Look below for the line containing "Output the Python" and the line containing "stat_y = [2.05, 1.86, 0.55, 0.35]"; repeat exactly those two lines and all lines between them, and nothing else.
╭─ Dataset excerpts
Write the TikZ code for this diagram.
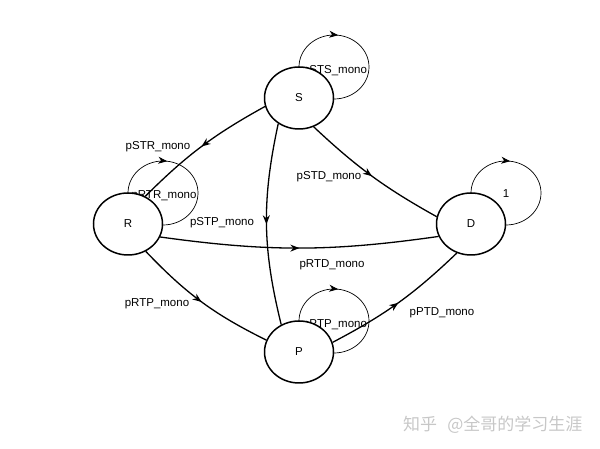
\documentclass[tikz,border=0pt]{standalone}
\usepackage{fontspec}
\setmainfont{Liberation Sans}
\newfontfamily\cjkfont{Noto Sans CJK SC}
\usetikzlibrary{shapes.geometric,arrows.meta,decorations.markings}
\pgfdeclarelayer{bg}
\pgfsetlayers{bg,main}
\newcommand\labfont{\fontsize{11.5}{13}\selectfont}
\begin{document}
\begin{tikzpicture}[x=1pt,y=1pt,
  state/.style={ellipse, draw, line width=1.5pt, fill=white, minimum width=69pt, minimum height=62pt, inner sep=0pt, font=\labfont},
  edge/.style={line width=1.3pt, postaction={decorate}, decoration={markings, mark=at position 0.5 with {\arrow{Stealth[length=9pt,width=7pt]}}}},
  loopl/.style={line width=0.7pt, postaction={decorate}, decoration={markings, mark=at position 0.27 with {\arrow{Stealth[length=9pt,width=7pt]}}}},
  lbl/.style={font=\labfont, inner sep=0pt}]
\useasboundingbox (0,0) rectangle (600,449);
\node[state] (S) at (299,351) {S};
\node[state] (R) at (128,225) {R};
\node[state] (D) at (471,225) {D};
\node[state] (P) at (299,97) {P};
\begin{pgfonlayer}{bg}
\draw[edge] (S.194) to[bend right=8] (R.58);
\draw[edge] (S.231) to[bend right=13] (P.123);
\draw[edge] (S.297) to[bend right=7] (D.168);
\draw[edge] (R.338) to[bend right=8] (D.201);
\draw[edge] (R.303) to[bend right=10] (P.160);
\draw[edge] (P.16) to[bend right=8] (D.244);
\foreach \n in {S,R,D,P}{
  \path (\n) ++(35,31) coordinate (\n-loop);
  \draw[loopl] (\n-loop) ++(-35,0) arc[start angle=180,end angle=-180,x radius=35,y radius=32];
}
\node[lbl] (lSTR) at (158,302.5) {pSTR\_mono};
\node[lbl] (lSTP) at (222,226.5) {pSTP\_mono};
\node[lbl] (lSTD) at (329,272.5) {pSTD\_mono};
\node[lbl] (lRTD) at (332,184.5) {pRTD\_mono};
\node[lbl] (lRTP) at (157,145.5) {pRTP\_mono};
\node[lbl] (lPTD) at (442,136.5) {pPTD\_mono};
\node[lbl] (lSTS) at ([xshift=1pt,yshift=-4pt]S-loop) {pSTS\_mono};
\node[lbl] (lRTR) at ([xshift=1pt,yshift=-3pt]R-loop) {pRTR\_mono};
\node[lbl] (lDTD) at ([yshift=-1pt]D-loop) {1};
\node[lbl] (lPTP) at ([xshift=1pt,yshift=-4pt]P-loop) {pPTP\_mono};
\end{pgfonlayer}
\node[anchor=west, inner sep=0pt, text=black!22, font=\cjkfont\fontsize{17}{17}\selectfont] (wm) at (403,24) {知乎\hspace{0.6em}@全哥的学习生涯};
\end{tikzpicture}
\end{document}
╰─
╭─ Dataset excerpts
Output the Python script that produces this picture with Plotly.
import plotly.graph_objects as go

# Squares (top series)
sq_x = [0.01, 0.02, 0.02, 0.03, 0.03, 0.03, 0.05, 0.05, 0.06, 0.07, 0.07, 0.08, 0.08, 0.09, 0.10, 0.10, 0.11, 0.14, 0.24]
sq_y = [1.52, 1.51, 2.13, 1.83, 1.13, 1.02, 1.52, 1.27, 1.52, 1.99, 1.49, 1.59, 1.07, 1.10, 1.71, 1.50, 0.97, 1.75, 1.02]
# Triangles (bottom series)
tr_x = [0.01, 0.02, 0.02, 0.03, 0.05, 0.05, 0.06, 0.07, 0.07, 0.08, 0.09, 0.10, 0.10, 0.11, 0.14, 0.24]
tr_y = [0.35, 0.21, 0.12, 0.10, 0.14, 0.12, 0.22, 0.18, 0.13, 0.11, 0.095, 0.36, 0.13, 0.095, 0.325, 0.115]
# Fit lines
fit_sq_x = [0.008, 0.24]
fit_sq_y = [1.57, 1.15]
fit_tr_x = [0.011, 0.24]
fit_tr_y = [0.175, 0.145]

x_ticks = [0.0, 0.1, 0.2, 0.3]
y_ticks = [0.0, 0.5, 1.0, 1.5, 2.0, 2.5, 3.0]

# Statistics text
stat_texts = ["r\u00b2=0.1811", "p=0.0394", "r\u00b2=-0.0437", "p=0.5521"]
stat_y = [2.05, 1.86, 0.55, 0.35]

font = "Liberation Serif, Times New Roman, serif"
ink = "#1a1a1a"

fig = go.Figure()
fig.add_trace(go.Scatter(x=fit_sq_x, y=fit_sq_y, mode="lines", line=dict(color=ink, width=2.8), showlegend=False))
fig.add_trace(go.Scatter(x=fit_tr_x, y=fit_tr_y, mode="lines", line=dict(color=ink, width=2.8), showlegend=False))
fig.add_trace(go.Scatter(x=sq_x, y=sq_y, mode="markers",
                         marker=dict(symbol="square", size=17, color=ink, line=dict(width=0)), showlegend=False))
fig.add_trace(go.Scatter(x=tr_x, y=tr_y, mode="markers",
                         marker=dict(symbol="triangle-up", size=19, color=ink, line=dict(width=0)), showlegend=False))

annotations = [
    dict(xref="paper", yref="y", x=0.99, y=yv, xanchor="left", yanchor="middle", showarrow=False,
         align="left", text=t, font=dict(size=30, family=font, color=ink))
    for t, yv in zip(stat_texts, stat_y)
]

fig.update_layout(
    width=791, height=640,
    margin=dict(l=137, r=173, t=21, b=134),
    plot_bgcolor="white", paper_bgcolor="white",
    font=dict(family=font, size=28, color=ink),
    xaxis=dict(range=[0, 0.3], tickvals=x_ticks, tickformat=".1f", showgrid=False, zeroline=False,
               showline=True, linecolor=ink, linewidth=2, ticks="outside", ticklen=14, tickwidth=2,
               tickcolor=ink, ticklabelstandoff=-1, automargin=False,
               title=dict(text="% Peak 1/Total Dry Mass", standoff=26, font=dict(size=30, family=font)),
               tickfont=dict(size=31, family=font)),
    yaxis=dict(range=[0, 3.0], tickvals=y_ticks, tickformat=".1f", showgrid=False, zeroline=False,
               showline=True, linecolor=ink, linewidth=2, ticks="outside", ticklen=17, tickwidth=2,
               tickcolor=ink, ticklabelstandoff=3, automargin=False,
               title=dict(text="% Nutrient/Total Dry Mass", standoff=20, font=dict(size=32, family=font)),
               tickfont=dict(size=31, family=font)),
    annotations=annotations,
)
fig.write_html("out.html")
╰─
╭─ Dataset excerpts
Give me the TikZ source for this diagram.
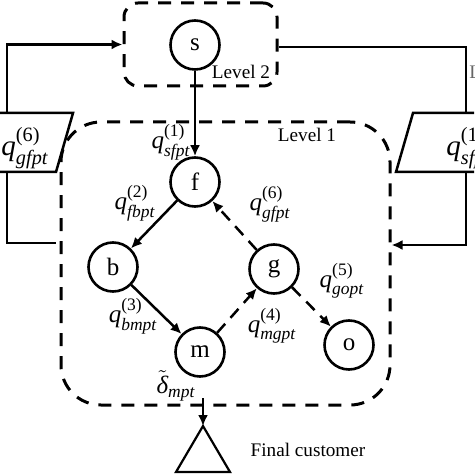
╰─
**Output below**.
Output the Python script that produces this picture with Plotly.
import plotly.graph_objects as go

# Squares (top series)
sq_x = [0.01, 0.02, 0.02, 0.03, 0.03, 0.03, 0.05, 0.05, 0.06, 0.07, 0.07, 0.08, 0.08, 0.09, 0.10, 0.10, 0.11, 0.14, 0.24]
sq_y = [1.52, 1.51, 2.13, 1.83, 1.13, 1.02, 1.52, 1.27, 1.52, 1.99, 1.49, 1.59, 1.07, 1.10, 1.71, 1.50, 0.97, 1.75, 1.02]
# Triangles (bottom series)
tr_x = [0.01, 0.02, 0.02, 0.03, 0.05, 0.05, 0.06, 0.07, 0.07, 0.08, 0.09, 0.10, 0.10, 0.11, 0.14, 0.24]
tr_y = [0.35, 0.21, 0.12, 0.10, 0.14, 0.12, 0.22, 0.18, 0.13, 0.11, 0.095, 0.36, 0.13, 0.095, 0.325, 0.115]
# Fit lines
fit_sq_x = [0.008, 0.24]
fit_sq_y = [1.57, 1.15]
fit_tr_x = [0.011, 0.24]
fit_tr_y = [0.175, 0.145]

x_ticks = [0.0, 0.1, 0.2, 0.3]
y_ticks = [0.0, 0.5, 1.0, 1.5, 2.0, 2.5, 3.0]

# Statistics text
stat_texts = ["r\u00b2=0.1811", "p=0.0394", "r\u00b2=-0.0437", "p=0.5521"]
stat_y = [2.05, 1.86, 0.55, 0.35]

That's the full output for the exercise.